IF they were to close Nero, what would replace it? Might be derelict for a year - Are we better off?


Nero has been popular and would leave a gap in the market for easily available coffee on Lordship Lane (I know there are a few others but...). So within a year or two, another chain like Starbucks muscles its way in. Have we gained? I think not.

figgins Wrote:

-------------------------------------------------------

> "The inquiry is at 10am on Tuesday 29 January

> 2008"

> Well, that's convenient. Should ensure that

> ninety per cent of the people who would like to

> go, don't.


Someone has (correctly) come to the conclusion that, irritated as some people may be by Nero, they're probably not irritated enough to sacrifice half a day's holiday to fight the cause.

"It obviously can't be all bad otherwise no one would go there..."


This has to be false, else why did so many people keep buying Everything I Do for so long?!


Of course that said I've no particular gripe against Nero. I don't go to it in Dulwich, but I'm partial to their coffee at work.

KalamityKel Wrote:

-------------------------------------------------------

> It obviously can't be all bad otherwise no one

> would go there...


No-one would buy Chat or Heat or the Sun or eat McDonalds or KFC if that were the case.
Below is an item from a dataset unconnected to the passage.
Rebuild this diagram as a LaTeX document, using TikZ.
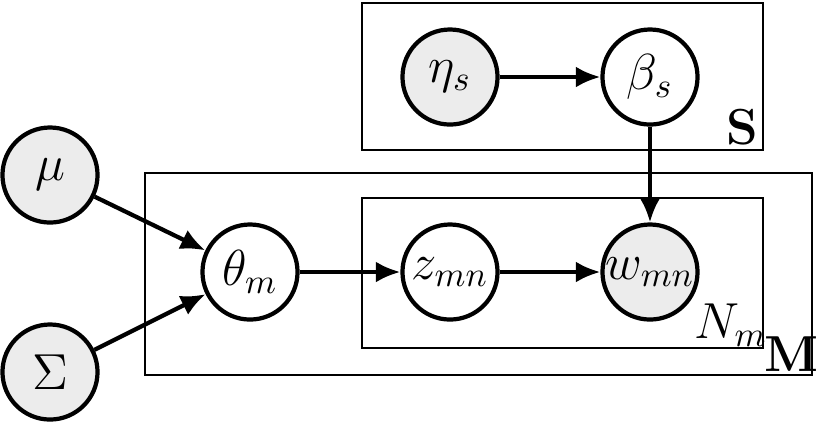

We get/eat/buy/ what we deserve.


I hate all these chain coffee shops.

Don't all the other independent cafes and bars up Lordship lane do coffee? Exactly, so why do we need those chains?


God I'm feeling bitter. Need a cuppa off my Argos coffee machine. That's ?2.50 to you. And no fancy plastic wrapped biscuit, mind!

Clearly none of these things is "bad" if they were people would stop buying the coffee, the paper, the burger, the lads-mag, the single in question.


They just dont appeal to you, whoever "you" happens to be.


That doesnt mean that they should be denied existance.


The tendency to condemn the mundane, the mass produced and the common and demand that only the organic, the hand reared, the local, the environmentally benign should be concidered verges on the obsessive and hectoring.


Folks of the lentil-weaving persuasion might wish to allow the rest of us to quietly enjoy our mass produced, internationally branded coffee in peace.

"Hectoring" as in people who say that because they dont like Nero's coffee - it should be shut and so denied to the rest of us or that Starbucks shouldnt be allowed open because of ... why? Its an global brand - so is Greenpeace, it exploits developing world farmers - they sell Fairtrade coffee, it replaces local independent shops - not if they provide the same level of service, we dont like their coffee - so go to the independents.


Nero's is busy, its family friendly, people like it.


Some of the criticism starts to verge on the "holier than thou" variety - all brands bad, all indies good. it annoys me because these views seldom get challenged and when they are the challengers are condemned as reactionary, anti-envirnmentalists.


I studied the green-house effect and the fundamental threats to the ennvironment 25 years ago - awareness of the issues has been around for that long amongst the academic and professional communities. Over the past 10 years more people have come on board, which is great; but there is a thread of the wider public discussion which becomes hysterical and anti-everything, a view that wont be satisfied until we are all living in mud-huts, never venturing further than village boundaries and eating nothing but pulses and grains.


I for one will put a marker down - i have been an environmentalist for 25 years, I recycle, I limit what driving I do, I do my bit BUT I shop in supermarkets, I drink Starbucks coffee, I support fox hunting. Go ahead and tar and feather me.